If you run the heater? Expect to pay about 15 to 25 cents per hour, depending on your local utility rates. If you run it for four hours every night, you’re adding maybe $20 to $30 to your monthly bill. Not a deal-breaker for most, but something to keep in mind if you’re trying to go "green."


Actionable Steps for Your Space

Before you click "add to cart," do these three things.

First, tape it out. Use blue painter's tape on your wall to mark exactly where a 60-inch mantel will land. Don't forget the depth. A mantel that sticks out 15 inches into a narrow walkway is a shin-bruiser.

Second, check your outlet. A 60-inch unit pulls a lot of juice. If that same circuit is also powering your TV, your soundbar, and a vacuum cleaner, you are going to trip a breaker.
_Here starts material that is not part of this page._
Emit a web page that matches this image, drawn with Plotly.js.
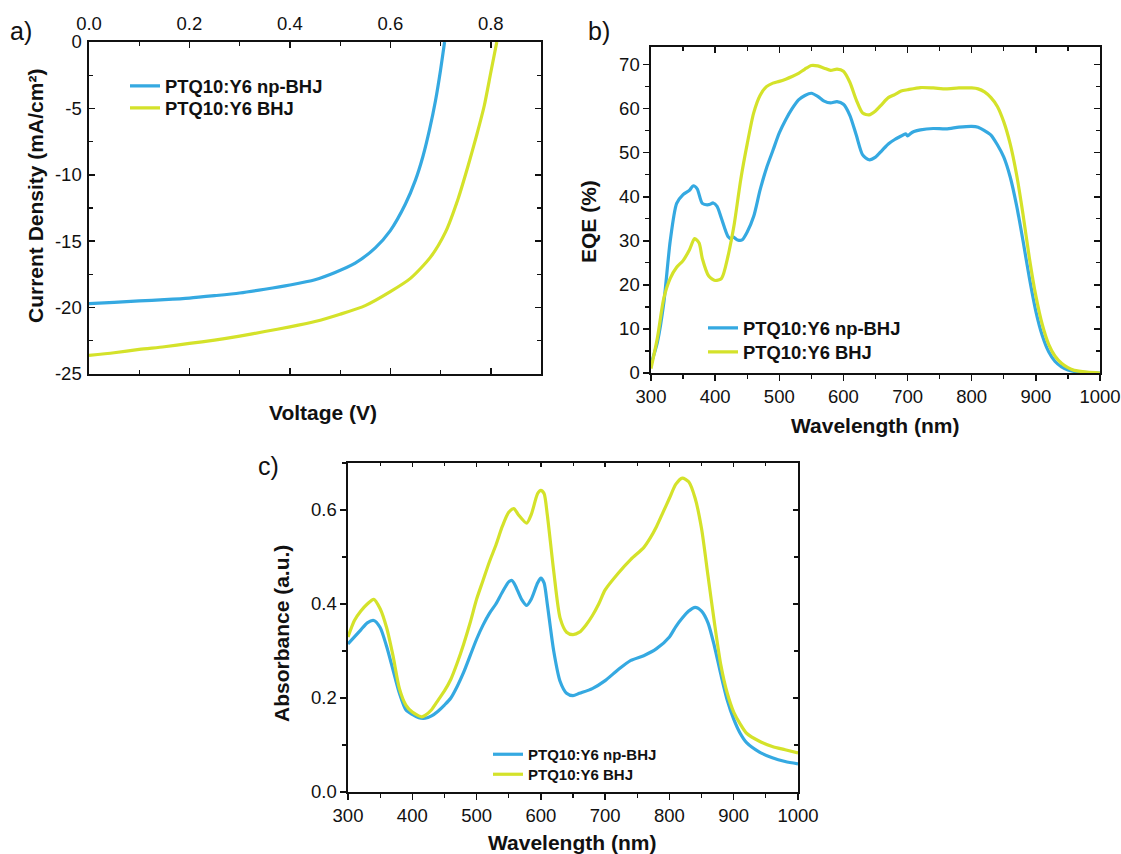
<!DOCTYPE html>
<html>
<head>
<meta charset="utf-8">
<script src="https://cdn.plot.ly/plotly-3.0.1.min.js"></script>
<style>
  html, body { margin: 0; padding: 0; background: #ffffff; }
  #chart { width: 1121px; height: 854px; }
</style>
</head>
<body>
<div id="chart"></div>
<script>
// ---------- Data ----------
const seriesNames = ['PTQ10:Y6 np-BHJ', 'PTQ10:Y6 BHJ'];

// a) J-V curves
const voltageNp = [0, 0.05, 0.1, 0.15, 0.2, 0.25, 0.3, 0.35, 0.4, 0.45, 0.49, 0.53, 0.57, 0.6, 0.63, 0.65, 0.665, 0.678, 0.69, 0.70, 0.708];
const currentNp = [-19.7, -19.6, -19.5, -19.4, -19.28, -19.1, -18.9, -18.62, -18.3, -17.9, -17.35, -16.65, -15.5, -14.2, -12.2, -10.4, -8.6, -6.6, -4.4, -2.1, 0];
const voltageBhj = [0, 0.05, 0.1, 0.15, 0.2, 0.25, 0.3, 0.35, 0.4, 0.45, 0.5, 0.55, 0.6, 0.64, 0.68, 0.71, 0.735, 0.755, 0.772, 0.787, 0.80, 0.812];
const currentBhj = [-23.6, -23.4, -23.15, -22.95, -22.7, -22.45, -22.15, -21.8, -21.45, -21.05, -20.5, -19.85, -18.8, -17.8, -16.2, -14.3, -11.8, -9.3, -7.0, -4.8, -2.3, 0];
const jvYTickVals = [0, -5, -10, -15, -20, -25];
const jvYTickText = ['0', '-5', '-10', '-15', '-20', '-25'];
const jvXTickVals = [0, 0.2, 0.4, 0.6, 0.8];
const jvXTickText = ['0.0', '0.2', '0.4', '0.6', '0.8'];

// b) EQE spectra
const eqeWlNp = [300, 310, 320, 330, 340, 350, 360, 366, 372, 380, 390, 397, 403, 410, 420, 425, 428, 435, 442, 450, 460, 470, 480, 490, 500, 510, 520, 530, 540, 550, 560, 570, 580, 590, 600, 610, 620, 630, 640, 650, 660, 670, 680, 690, 697, 700, 705, 710, 720, 740, 760, 780, 800, 810, 820, 830, 840, 850, 860, 870, 880, 890, 900, 910, 920, 930, 940, 950, 960, 980, 1000];
const eqeNp = [2, 7, 16, 30, 38.5, 40.5, 41.5, 42.5, 41.8, 38.5, 38.2, 38.6, 37.8, 35, 31, 30.5, 30.9, 30.2, 30.2, 32, 35.5, 41.5, 46.5, 50.5, 54.5, 57.5, 60, 62, 63, 63.5, 62.8, 61.7, 61.3, 61.6, 61.0, 58.5, 54, 49.5, 48.4, 49, 50.5, 52, 53, 53.8, 54.3, 53.8, 54.4, 54.8, 55.2, 55.5, 55.4, 55.8, 56, 55.8, 55, 54, 51.8, 49, 44.5, 38, 30, 21.5, 14, 8.5, 4.8, 2.6, 1.4, 0.7, 0.35, 0.1, 0];
const eqeWlBhj = [300, 310, 320, 330, 340, 350, 360, 368, 375, 380, 390, 400, 410, 420, 425, 430, 440, 450, 460, 470, 480, 490, 500, 510, 520, 530, 540, 550, 560, 570, 580, 590, 600, 610, 620, 630, 640, 650, 660, 670, 680, 690, 700, 720, 740, 760, 780, 800, 810, 820, 830, 840, 850, 860, 870, 880, 890, 900, 910, 920, 930, 940, 950, 960, 980, 1000];
const eqeBhj = [1, 8, 17, 21.5, 24, 25.5, 28, 30.5, 29.5, 26, 22, 21, 21.5, 26.5, 30, 34, 44, 52, 59, 63, 65, 65.8, 66.2, 66.7, 67.3, 68, 69, 69.8, 69.7, 69.2, 68.7, 69, 68.5, 66, 62, 59, 58.6, 59.5, 61, 62.5, 63.2, 64, 64.3, 64.8, 64.7, 64.5, 64.7, 64.7, 64.5, 63.8, 62.5, 60.5, 57, 52, 45, 36, 26, 17.5, 11, 6.5, 3.8, 2.2, 1.2, 0.6, 0.2, 0];

// c) Absorbance spectra
const absWlNp = [300, 310, 320, 330, 340, 350, 360, 370, 380, 390, 400, 410, 420, 430, 440, 450, 460, 470, 480, 490, 500, 510, 520, 530, 540, 550, 555, 560, 570, 578, 585, 595, 600, 605, 610, 620, 630, 640, 650, 660, 680, 700, 720, 740, 760, 780, 800, 810, 820, 830, 840, 850, 860, 870, 880, 890, 900, 910, 920, 940, 960, 980, 1000];
const absNp = [0.315, 0.33, 0.345, 0.36, 0.365, 0.35, 0.31, 0.26, 0.21, 0.175, 0.165, 0.158, 0.157, 0.162, 0.172, 0.185, 0.2, 0.225, 0.255, 0.29, 0.325, 0.355, 0.38, 0.4, 0.425, 0.447, 0.45, 0.44, 0.41, 0.397, 0.41, 0.445, 0.455, 0.445, 0.4, 0.3, 0.235, 0.21, 0.205, 0.21, 0.22, 0.237, 0.26, 0.28, 0.29, 0.305, 0.33, 0.352, 0.37, 0.385, 0.393, 0.385, 0.36, 0.31, 0.25, 0.195, 0.155, 0.125, 0.105, 0.085, 0.073, 0.065, 0.06];
const absWlBhj = [300, 310, 320, 330, 340, 350, 360, 370, 380, 390, 400, 410, 415, 420, 430, 440, 450, 460, 470, 480, 490, 500, 510, 520, 530, 540, 550, 558, 565, 578, 585, 595, 600, 605, 610, 620, 630, 640, 650, 660, 670, 680, 690, 700, 720, 740, 760, 770, 780, 790, 800, 810, 820, 830, 840, 850, 860, 870, 880, 890, 900, 910, 920, 940, 960, 980, 1000];
const absBhj = [0.33, 0.365, 0.385, 0.4, 0.41, 0.39, 0.35, 0.29, 0.22, 0.185, 0.17, 0.162, 0.16, 0.163, 0.175, 0.195, 0.215, 0.24, 0.275, 0.315, 0.36, 0.41, 0.45, 0.49, 0.525, 0.565, 0.595, 0.603, 0.59, 0.572, 0.59, 0.635, 0.642, 0.635, 0.59, 0.47, 0.37, 0.34, 0.335, 0.34, 0.355, 0.375, 0.4, 0.43, 0.465, 0.495, 0.52, 0.54, 0.565, 0.595, 0.625, 0.655, 0.668, 0.66, 0.625, 0.56, 0.46, 0.36, 0.27, 0.21, 0.17, 0.145, 0.125, 0.108, 0.097, 0.09, 0.083];

// ---------- Styling ----------
const BLUE = '#35a9e1';
const YELLOW = '#d4e22a';
const FONT = 'Liberation Sans, Arial, Helvetica, sans-serif';
const W = 1121, H = 854;
const px = v => v / W;
const py = v => 1 - v / H;

function lineTrace(x, y, name, color, xa, ya, legend) {
  return {
    x: x, y: y, name: '<b>' + name + '</b>', type: 'scatter', mode: 'lines',
    line: { color: color, width: 3.2, shape: 'spline', smoothing: 0.7 },
    xaxis: xa, yaxis: ya, legend: legend, hoverinfo: 'skip'
  };
}

const traces = [
  lineTrace(voltageNp, currentNp, seriesNames[0], BLUE, 'x', 'y', 'legend'),
  lineTrace(voltageBhj, currentBhj, seriesNames[1], YELLOW, 'x', 'y', 'legend2'),
  lineTrace(eqeWlNp, eqeNp, seriesNames[0], BLUE, 'x2', 'y2', 'legend3'),
  lineTrace(eqeWlBhj, eqeBhj, seriesNames[1], YELLOW, 'x2', 'y2', 'legend4'),
  lineTrace(absWlNp, absNp, seriesNames[0], BLUE, 'x3', 'y3', 'legend5'),
  lineTrace(absWlBhj, absBhj, seriesNames[1], YELLOW, 'x3', 'y3', 'legend6'),
  // helper traces so mirror axes (inside ticks) are drawn
  { x: [], y: [], xaxis: 'x4', yaxis: 'y4', type: 'scatter', showlegend: false, hoverinfo: 'skip' },
  { x: [], y: [], xaxis: 'x5', yaxis: 'y5', type: 'scatter', showlegend: false, hoverinfo: 'skip' }
];

const tickFont = { family: FONT, size: 18.5, color: '#111' };
const baseAxis = {
  showgrid: false, zeroline: false, showline: true, linecolor: '#111', linewidth: 1.6,
  tickcolor: '#111', tickwidth: 1.5, tickfont: tickFont, fixedrange: true
};

const domA = { x: [px(89), px(541)], y: [py(374), py(42)] };
const domB = { x: [px(651), px(1100)], y: [py(373), py(47)] };
const domC = { x: [px(348), px(798)], y: [py(792), py(463)] };

const legFont = { family: FONT, size: 18.4, color: '#111' };
const legSmall = { family: FONT, size: 15, color: '#111' };
function leg(xPix, yPix, font) {
  return { x: px(xPix), y: py(yPix), xanchor: 'left', yanchor: 'top',
           bgcolor: 'rgba(0,0,0,0)', borderwidth: 0, font: font, tracegroupgap: 0 };
}

const layout = {
  width: W, height: H,
  margin: { l: 0, r: 0, t: 0, b: 0 },
  paper_bgcolor: '#ffffff', plot_bgcolor: 'rgba(0,0,0,0)',
  font: { family: FONT, color: '#111' },
  // Panel a
  xaxis: Object.assign({}, baseAxis, {
    domain: domA.x, anchor: 'y', side: 'top', range: [0, 0.9],
    tickvals: jvXTickVals, ticktext: jvXTickText, ticklabelstandoff: 3,
    ticks: 'inside', ticklen: 6, mirror: 'allticks',
    minor: { ticks: 'inside', ticklen: 4, dtick: 0.1, tick0: 0, tickcolor: '#111', tickwidth: 1.2 }
  }),
  yaxis: Object.assign({}, baseAxis, {
    domain: domA.y, anchor: 'x', range: [-25, 0],
    tickvals: jvYTickVals, ticktext: jvYTickText, ticklabelstandoff: 2,
    ticks: 'inside', ticklen: 6, mirror: 'allticks',
    minor: { ticks: 'inside', ticklen: 4, dtick: 2.5, tick0: 0, tickcolor: '#111', tickwidth: 1.2 }
  }),
  // Panel b
  xaxis2: Object.assign({}, baseAxis, {
    domain: domB.x, anchor: 'y2', range: [300, 1000], dtick: 100, tick0: 300,
    ticks: 'outside', ticklen: 6, mirror: true,
    minor: { ticks: 'outside', ticklen: 4, dtick: 50, tickcolor: '#111', tickwidth: 1.2 }
  }),
  yaxis2: Object.assign({}, baseAxis, {
    domain: domB.y, anchor: 'x2', range: [0, 74], dtick: 10, tick0: 0,
    ticks: 'outside', ticklen: 6, mirror: true,
    minor: { ticks: 'outside', ticklen: 4, dtick: 5, tickcolor: '#111', tickwidth: 1.2 }
  }),
  xaxis4: Object.assign({}, baseAxis, {
    overlaying: 'x2', anchor: 'y2', side: 'top', range: [300, 1000], dtick: 100, tick0: 300,
    showticklabels: false, ticks: 'inside', ticklen: 6, showline: false,
    minor: { ticks: 'inside', ticklen: 4, dtick: 50, tickcolor: '#111', tickwidth: 1.2 }
  }),
  yaxis4: Object.assign({}, baseAxis, {
    overlaying: 'y2', anchor: 'x2', side: 'right', range: [0, 74], dtick: 10, tick0: 0,
    showticklabels: false, ticks: 'inside', ticklen: 6, showline: false,
    minor: { ticks: 'inside', ticklen: 4, dtick: 5, tickcolor: '#111', tickwidth: 1.2 }
  }),
  // Panel c
  xaxis3: Object.assign({}, baseAxis, {
    domain: domC.x, anchor: 'y3', range: [300, 1000], dtick: 100, tick0: 300,
    ticks: 'outside', ticklen: 6, mirror: true,
    minor: { ticks: 'outside', ticklen: 4, dtick: 50, tickcolor: '#111', tickwidth: 1.2 }
  }),
  yaxis3: Object.assign({}, baseAxis, {
    domain: domC.y, anchor: 'x3', range: [0, 0.7], dtick: 0.2, tick0: 0, tickformat: '.1f',
    ticks: 'outside', ticklen: 6, mirror: true,
    minor: { ticks: 'outside', ticklen: 4, dtick: 0.1, tickcolor: '#111', tickwidth: 1.2 }
  }),
  xaxis5: Object.assign({}, baseAxis, {
    overlaying: 'x3', anchor: 'y3', side: 'top', range: [300, 1000], dtick: 100, tick0: 300,
    showticklabels: false, ticks: 'inside', ticklen: 4, showline: false,
    minor: { ticks: 'inside', ticklen: 3, dtick: 50, tickcolor: '#111', tickwidth: 1 }
  }),
  yaxis5: Object.assign({}, baseAxis, {
    overlaying: 'y3', anchor: 'x3', side: 'right', range: [0, 0.7], dtick: 0.2, tick0: 0,
    showticklabels: false, ticks: 'inside', ticklen: 5, showline: false,
    minor: { ticks: 'inside', ticklen: 4, dtick: 0.1, tickcolor: '#111', tickwidth: 1.2 }
  }),
  legend: leg(125, 67.5, legFont),
  legend2: leg(125, 89.5, legFont),
  legend3: leg(703, 309.5, legFont),
  legend4: leg(703, 333.5, legFont),
  legend5: leg(488, 738, legSmall),
  legend6: leg(488, 758, legSmall),
  annotations: [
    // panel labels
    { text: 'a)', x: px(8), y: py(31), xref: 'paper', yref: 'paper', xanchor: 'left', yanchor: 'middle', showarrow: false, font: { family: FONT, size: 25, color: '#111' } },
    { text: 'b)', x: px(586), y: py(31), xref: 'paper', yref: 'paper', xanchor: 'left', yanchor: 'middle', showarrow: false, font: { family: FONT, size: 25, color: '#111' } },
    { text: 'c)', x: px(256), y: py(466), xref: 'paper', yref: 'paper', xanchor: 'left', yanchor: 'middle', showarrow: false, font: { family: FONT, size: 25, color: '#111' } },
    // axis titles
    { text: '<b>Voltage (V)</b>', x: px(323), y: py(412), xref: 'paper', yref: 'paper', xanchor: 'center', yanchor: 'middle', showarrow: false, font: { family: FONT, size: 21, color: '#111' } },
    { text: '<b>Current Density (mA/cm²)</b>', x: px(35), y: py(196), xref: 'paper', yref: 'paper', xanchor: 'center', yanchor: 'middle', textangle: -90, showarrow: false, font: { family: FONT, size: 21, color: '#111' } },
    { text: '<b>Wavelength (nm)</b>', x: px(875), y: py(425), xref: 'paper', yref: 'paper', xanchor: 'center', yanchor: 'middle', showarrow: false, font: { family: FONT, size: 21, color: '#111' } },
    { text: '<b>EQE (%)</b>', x: px(588), y: py(222), xref: 'paper', yref: 'paper', xanchor: 'center', yanchor: 'middle', textangle: -90, showarrow: false, font: { family: FONT, size: 21, color: '#111' } },
    { text: '<b>Wavelength (nm)</b>', x: px(572), y: py(842), xref: 'paper', yref: 'paper', xanchor: 'center', yanchor: 'middle', showarrow: false, font: { family: FONT, size: 21, color: '#111' } },
    { text: '<b>Absorbance (a.u.)</b>', x: px(281), y: py(634), xref: 'paper', yref: 'paper', xanchor: 'center', yanchor: 'middle', textangle: -90, showarrow: false, font: { family: FONT, size: 21, color: '#111' } }
  ],
  showlegend: true
};

Plotly.newPlot('chart', traces, layout, { staticPlot: true, displayModeBar: false });
</script>
</body>
</html>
Ideally, your fireplace should be on a circuit with low traffic.

Third, look at the "media" inside. Do you want logs? Crystals? River stones? Logs look traditional. Crystals look modern. Most 60-inch fireplaces now allow you to swap these out, but some are permanent. Decide your "vibe" before you commit to the hardware.

If you want the most "bang for your buck," look for a unit with adjustable flame colors. Being able to switch from a traditional orange to a "cool blue" in the summer (with the heater off) completely changes the mood of the room. It makes the investment feel year-round rather than just a winter luxury.